Progressive Economics vs. Laissez Faire

Dr. Williams’ admonitions sound radical. Our society today is focused on government’s obligation to attain equity and social justice through regulation and mandate. Private property and individual achievement are viewed with disdain. Laissez-faire economics has been replaced by progressive economics, and true capitalism replaced by crony capitalism.

Economics is not a science but a set of beliefs. Laissez faire believes that the free market is the best arena for the creation of opportunities that lead to economic wellbeing. Economic progressives believe intervention and control produce the best results through engineered social equity.

The New Wave: Progressive Economics

Here is an example of the progressive economics that Walter Williams excoriated every chance he got – an opinion piece in the Washington Post dated November 11, 2020, written by Senator Elizabeth Warren (D-MA). Senator Warren expressed her view of how the Biden-Harris ticket unseated an incumbent President, and what the priorities for the new administration should be.

They ran on explicit plans to create new union jobs in clean energy, increase Social Security benefits, expand health care, cancel billions of dollars in student-loan debt, hold law enforcement accountable, make the wealthy pay their fair share, tackle climate change and provide for universal child care. … The lesson is clear. Bold policies to improve opportunity for all Americans are broadly popular. Voters recognize that these reforms are necessary to fix what is broken in our nation.

In progressive politics “opportunity” means government largess showered upon selected groups.

The Passing Wave of Laissez Faire

Black Washingtonians were proud of what they had created. In 1921 the Washington Bee, the city’s largest black paper, editorialized that the growth of black business in Washington, “more than anything else, marks real and prominent racial progress.” The thriving business district was a symbol of what blacks could achieve. As one longtime resident of the area put it in 1988, “If you were on U Street, you didn’t need to go anywhere else. It was all right there for you. Blacks had a society put together on this street.” …

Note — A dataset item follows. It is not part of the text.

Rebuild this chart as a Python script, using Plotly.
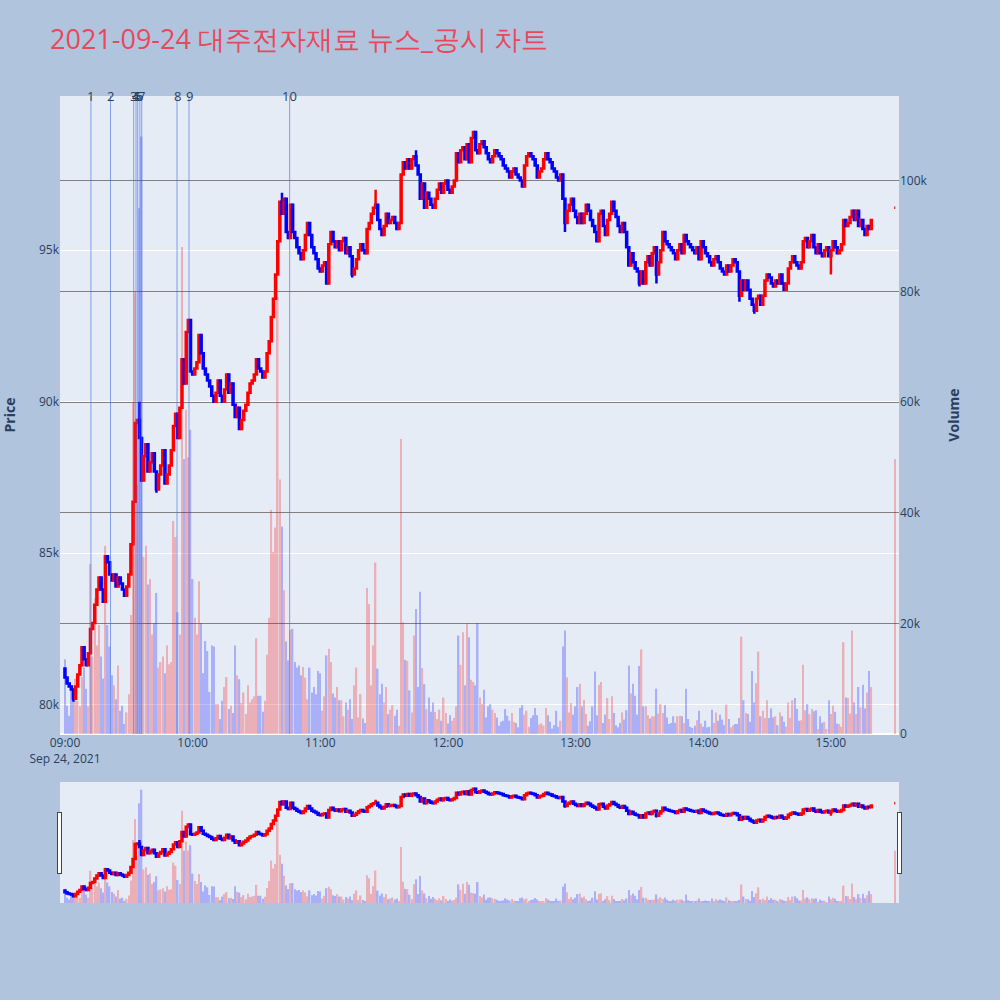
import pandas as pd
import plotly.graph_objects as go
from plotly.subplots import make_subplots

# ---------------- data ----------------
trade_date = "2021-09-24"
session_start = "09:00"
closing_auction_time = "15:30"

first_open = 81200

# 1-minute closes 09:00 .. 15:19
closes = [
    80900, 80700, 80600, 80500, 80200, 80600, 81000, 81300, 81900, 81500,
    81300, 81700, 82500, 82700, 83300, 83800, 84200, 83800, 83400, 84900,
    84700, 84300, 84100, 84300, 83900, 84200, 84000, 83800, 83600, 83900,
    84300, 85300, 86700, 89300, 89400, 88800, 87400, 88200, 88600, 87700,
    88000, 88300, 87700, 87100, 87600, 87900, 88400, 87300, 87600, 87900,
    88400, 89200, 89600, 88800, 89800, 91400, 90600, 92300, 92700, 91000,
    90900, 91100, 91300, 92200, 91600, 91100, 90900, 90700, 90500, 90200,
    90000, 90300, 90700, 90200, 90000, 90400, 90900, 90300, 90600, 89900,
    89500, 89800, 89100, 89400, 89700, 89900, 90300, 90600, 90700, 90900,
    91400, 91100, 91000, 90800, 91000, 91600, 92000, 92800, 93400, 94200,
    95300, 96600, 96200, 96700, 95600, 95400, 96500, 95600, 95400, 95100,
    94900, 94700, 95000, 95500, 95900, 95500, 95100, 94900, 94700, 94400,
    94300, 94500, 94600, 93900, 95200, 95600, 95300, 95100, 95300, 95000,
    95300, 95400, 94900, 95100, 94800, 94200, 94400, 94700, 95000, 95200,
    95000, 94900, 95700, 95900, 96200, 96400, 96500, 96000, 95700, 95500,
    95800, 96200, 95900, 96000, 96100, 95900, 95700, 95900, 97500, 97900,
    97700, 98000, 97700, 98000, 98100, 97800, 97500, 96700, 97200, 96400,
    96900, 96700, 96500, 96400, 96700, 97000, 97200, 96900, 97200, 97300,
    97000, 96900, 97100, 97300, 98200, 97900, 98300, 98400, 98000, 98500,
    97900, 98700, 98900, 98300, 98200, 98500, 98600, 98400, 98200, 98000,
    97900, 98100, 98300, 98200, 98100, 98000, 97800, 97700, 97600, 97400,
    97600, 97700, 97500, 97400, 97300, 97100, 97800, 98100, 98200, 98100,
    98000, 97800, 97400, 97600, 97700, 98000, 98200, 98000, 97900, 97700,
    97600, 97400, 97300, 97500, 96700, 95900, 96300, 96500, 96700, 96300,
    96100, 95900, 96200, 95900, 96200, 96500, 96300, 96000, 95800, 95600,
    95300, 96200, 96300, 95800, 95500, 96000, 96200, 96600, 96300, 96100,
    95800, 95600, 95900, 95600, 95100, 94500, 94900, 94600, 94400, 94300,
    93900, 94300, 93900, 94600, 94800, 94500, 94900, 95100, 94200, 94600,
    95000, 95600, 95300, 95200, 95100, 95000, 94900, 94700, 95000, 95200,
    94900, 95500, 95300, 95200, 95100, 95000, 94900, 95100, 94700, 95300,
    95100, 94900, 94800, 94600, 94500, 94700, 94800, 94600, 94400, 94300,
    94200, 94500, 94300, 94500, 94700, 94600, 94300, 93500, 94000, 93700,
    94000, 93700, 93400, 93200, 93000, 93400, 93500, 93200, 93500, 94000,
    94200, 94100, 93900, 93800, 94000, 93900, 94200, 93900, 93700, 93900,
    94400, 94600, 94800, 94600, 94500, 94400, 94600, 95300, 95400, 95100,
    95300, 95500, 95100, 94900, 95200, 94900, 94800, 95000, 95100, 94800,
    95000, 95300, 95100, 94900, 95000, 95200, 96000, 95800, 95900, 96100,
    96300, 96000, 96300, 95800, 96000, 95700, 95500, 95800, 95700, 96000,
]

# closing single-price auction at 15:30
auction_open = 96400
auction_close = 96400

# visible wick extremes (minute index -> price)
wick_high = {35: 90000, 102: 96900, 146: 97000, 165: 98300, 193: 98900}
wick_low = {4: 80100, 43: 87000, 135: 94100, 235: 95600, 270: 93800,
            278: 93900, 317: 93300, 324: 92900, 360: 94200}

# 1-minute volumes 09:00 .. 15:19
volumes = [
    13500, 5100, 3300, 8800, 6300, 10000, 6000, 5000, 10300, 12000,
    8200, 5000, 30700, 14000, 24500, 16000, 19700, 14000, 10000, 34000,
    19700, 15800, 10600, 8800, 6300, 12400, 4200, 5100, 1800, 3900,
    7200, 21500, 60000, 80000, 45000, 95000, 108000, 32000, 34000, 27000,
    28000, 18000, 20000, 25500, 12000, 13000, 14000, 11000, 16000, 12600,
    13000, 38500, 35600, 22000, 18000, 88000, 49700, 58600, 50000, 55000,
    28000, 21000, 18000, 27600, 20000, 11000, 16800, 15000, 7600, 16000,
    15800, 5400, 5400, 2700, 6000, 8500, 10300, 4500, 5100, 3800,
    16000, 10600, 9900, 5600, 7500, 3600, 8800, 5700, 6300, 6800,
    17300, 6900, 6900, 4000, 6000, 14300, 21000, 40500, 32900, 37300,
    79000, 46000, 37500, 26000, 16700, 13300, 18800, 19000, 13000, 12000,
    12400, 10600, 12100, 10200, 6300, 12000, 7500, 8500, 7200, 11400,
    11000, 4200, 6800, 14200, 15400, 13000, 7300, 6600, 8500, 6100,
    6100, 3200, 5700, 4400, 6300, 2700, 8800, 12000, 3000, 7200,
    2800, 2000, 26400, 23500, 8800, 16000, 31000, 11800, 7200, 9100,
    5700, 8500, 3600, 4400, 5200, 3300, 4400, 1500, 53300, 20200,
    13400, 13200, 7900, 3900, 17800, 22600, 8500, 25700, 11900, 9000,
    4500, 6600, 4000, 5700, 4000, 2700, 4400, 2400, 6600, 3800,
    1900, 3400, 2400, 2900, 5000, 17800, 12500, 18400, 8800, 20000,
    17500, 9800, 9400, 8800, 20000, 6600, 5400, 8000, 3000, 5000,
    5400, 4400, 3800, 3000, 1500, 2200, 2400, 4500, 3300, 2400,
    3800, 2200, 2000, 1200, 4700, 5200, 3500, 4200, 1300, 2900,
    3400, 4700, 3400, 1700, 1900, 1500, 4700, 3400, 2200, 1000,
    1600, 4200, 1300, 2400, 15800, 18700, 10200, 3900, 5600, 3500,
    5000, 8500, 9100, 5000, 6200, 3600, 1500, 2300, 5000, 11300,
    3400, 8900, 9400, 2000, 3500, 6500, 2700, 6800, 3800, 1600,
    1200, 2000, 3900, 2600, 4300, 12400, 7300, 9100, 6900, 3500,
    12300, 15300, 5000, 5000, 3400, 2800, 3200, 3200, 8200, 3700,
    5400, 3800, 5200, 3000, 1800, 2000, 3200, 2000, 3200, 3300,
    3200, 2000, 8200, 2700, 1300, 1100, 1500, 2500, 4200, 1900,
    1300, 2400, 1200, 1300, 4400, 2000, 3900, 2400, 3500, 2600,
    1600, 5300, 2700, 1200, 1600, 1800, 1800, 2900, 17600, 6100,
    3800, 3600, 2200, 11400, 5700, 9200, 14900, 3200, 4200, 2900,
    6100, 2900, 4600, 3000, 3200, 1600, 3900, 3200, 2200, 1300,
    5700, 2900, 6100, 6500, 4500, 2400, 2500, 12500, 4300, 5400,
    3600, 4500, 4100, 4300, 900, 3200, 2000, 2200, 900, 6100,
    3600, 5100, 4000, 1900, 1800, 1300, 16600, 6600, 6500, 3700,
    18700, 5700, 3600, 8500, 4800, 8900, 4600, 7500, 11400, 8500,
]
auction_volume = 49700

# news / disclosure times and their labels
news_labels = ["1", "2", "3", "4", "5", "6", "7", "8", "9", "10"]
news_times = ["09:12:12", "09:21:24", "09:32:18", "09:33:24", "09:34:12",
              "09:35:12", "09:36:06", "09:52:40", "09:58:18", "10:45:36"]

price_tickvals = [80000, 85000, 90000, 95000]
price_ticktext = ["80k", "85k", "90k", "95k"]

title_text = "2021-09-24 대주전자재료 뉴스_공시 차트"

# ---------------- build OHLC ----------------
start = pd.Timestamp(f"{trade_date} {session_start}")
times = [start + pd.Timedelta(minutes=i) for i in range(len(closes))]
times.append(pd.Timestamp(f"{trade_date} {closing_auction_time}"))

opens = [first_open] + closes[:-1] + [auction_open]
all_close = closes + [auction_close]
highs, lows = [], []
for i, (o, c) in enumerate(zip(opens, all_close)):
    highs.append(max(o, c, wick_high.get(i, 0)))
    lows.append(min(o, c, wick_low.get(i, 10 ** 9)))
all_vol = volumes + [auction_volume]

vol_colors = []
prev = first_open
for o, c in zip(opens, all_close):
    if c > o or (c == o and c >= prev):
        vol_colors.append("red")
    else:
        vol_colors.append("blue")
    prev = c

# ---------------- figure ----------------
fig = make_subplots(specs=[[{"secondary_y": True}]])

fig.add_trace(go.Candlestick(
    x=times, open=opens, high=highs, low=lows, close=all_close,
    increasing_line_color="red", increasing_fillcolor="red",
    decreasing_line_color="blue", decreasing_fillcolor="blue",
    increasing_line_width=2.5, decreasing_line_width=2.5,
    name="Price", showlegend=False,
), secondary_y=False)

fig.add_trace(go.Bar(
    x=times, y=all_vol, marker_color=vol_colors, opacity=0.25,
    marker_line_width=0, name="Volume", showlegend=False,
), secondary_y=True)

x_range = [f"{trade_date} 08:57:40", f"{trade_date} 15:32:00"]

for lab, t in zip(news_labels, news_times):
    ts = f"{trade_date} {t}"
    fig.add_shape(type="line", xref="x", yref="paper", x0=ts, x1=ts, y0=0, y1=1,
                  line=dict(color="royalblue", width=1), opacity=0.6, layer="above")
    fig.add_annotation(x=ts, y=1, xref="x", yref="paper", text=lab, showarrow=False,
                       yanchor="middle", xanchor="center",
                       font=dict(size=13, color="#2a3f5f"))

fig.update_layout(
    width=1000, height=1000,
    template="plotly",
    paper_bgcolor="#B0C4DE",
    plot_bgcolor="#E5ECF6",
    margin=dict(l=60, r=101, t=96, b=97),
    showlegend=False,
    bargap=0.3,
    title=dict(text=title_text, x=0.05, xanchor="left", y=0.96, yanchor="middle",
               font=dict(size=27, color="#E8485C")),
)

fig.update_xaxes(
    type="date", range=x_range, showgrid=False, domain=[0, 1],
    rangeslider=dict(visible=True, range=x_range, bgcolor="#E5ECF6", thickness=0.15),
)
fig.update_yaxes(
    title_text="<b>Price</b>", title_font_size=14, title_standoff=22,
    range=[79035, 100090],
    tickvals=price_tickvals, ticktext=price_ticktext, automargin=False,
    gridcolor="white", secondary_y=False,
)
fig.update_yaxes(
    title_text="<b>Volume</b>", title_font_size=14, title_standoff=22,
    range=[0, 115300], dtick=20000,
    showgrid=True, gridcolor="grey", automargin=False, secondary_y=True,
)

fig.write_html("out.html", config={"displayModeBar": False},
               post_script="document.body.style.margin='0';")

Today, the city’s black aristocracy, like the thriving communities it created, exists mostly in memories. In its place are Washington’s new black leaders: the civil rights class that took power in the District nearly 30 years ago. As it turned out, the two groups could not coexist in Washington.” Washington’s Lost Black Aristocracy, Autumn 1996

No, the two groups could not have possibly coexisted.

Massive Housing Programs and Massive Messes

The Fair Housing Act was only “fair” to white people.

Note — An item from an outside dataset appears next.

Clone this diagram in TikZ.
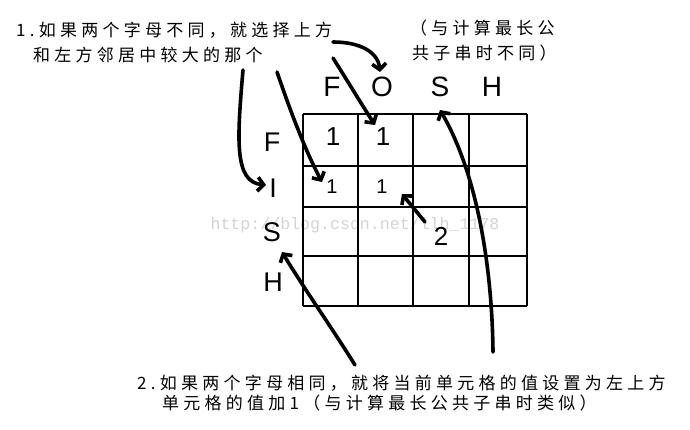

public housing 2A recent interview on National Public Radio’s program Fresh Air discussed the federal government’s hand at segregating America’s suburbs during the 1930s through the 1950s. The Fair Housing Act of 1934 was established to facilitate financing and construction of housing, in response to what the federal government perceived as a “housing shortage.” Problem was the act aimed at providing housing for white families only. Vast tracks of suburban residential housing carried covenants that specified homes could be sold only to white families. We are all feeling the results of those misguided decisions to this day.

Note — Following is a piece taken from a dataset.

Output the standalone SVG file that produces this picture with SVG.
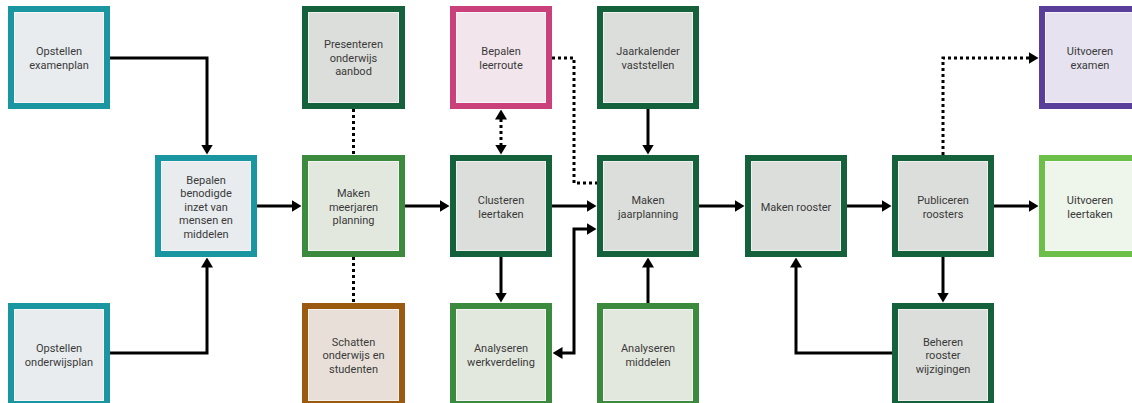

Government is populated by fallible people, just like any other group. When we allow or incentivize government to undertake massive endeavors, we might end up with massive unintended consequences.

Today the descriptive term has escalated to “housing crisis.” And again, especially in large metropolitan areas, there is massive government intervention in the form of central planning, subsidies, zoning, developer incentives, and a tsunami of new laws and financing proposals.

What will be the effects of the 2015 presidential executive order Affirmatively Furthering Fair Housing or California’s Senate Bill 35, both mandating that every community build their “fair share” of housing at all levels of income – whether the community can afford it or not. But for these mandates to come true, they need financing, such as voter-approved housing bonds. Before we vote “yes,” let’s read the fine print.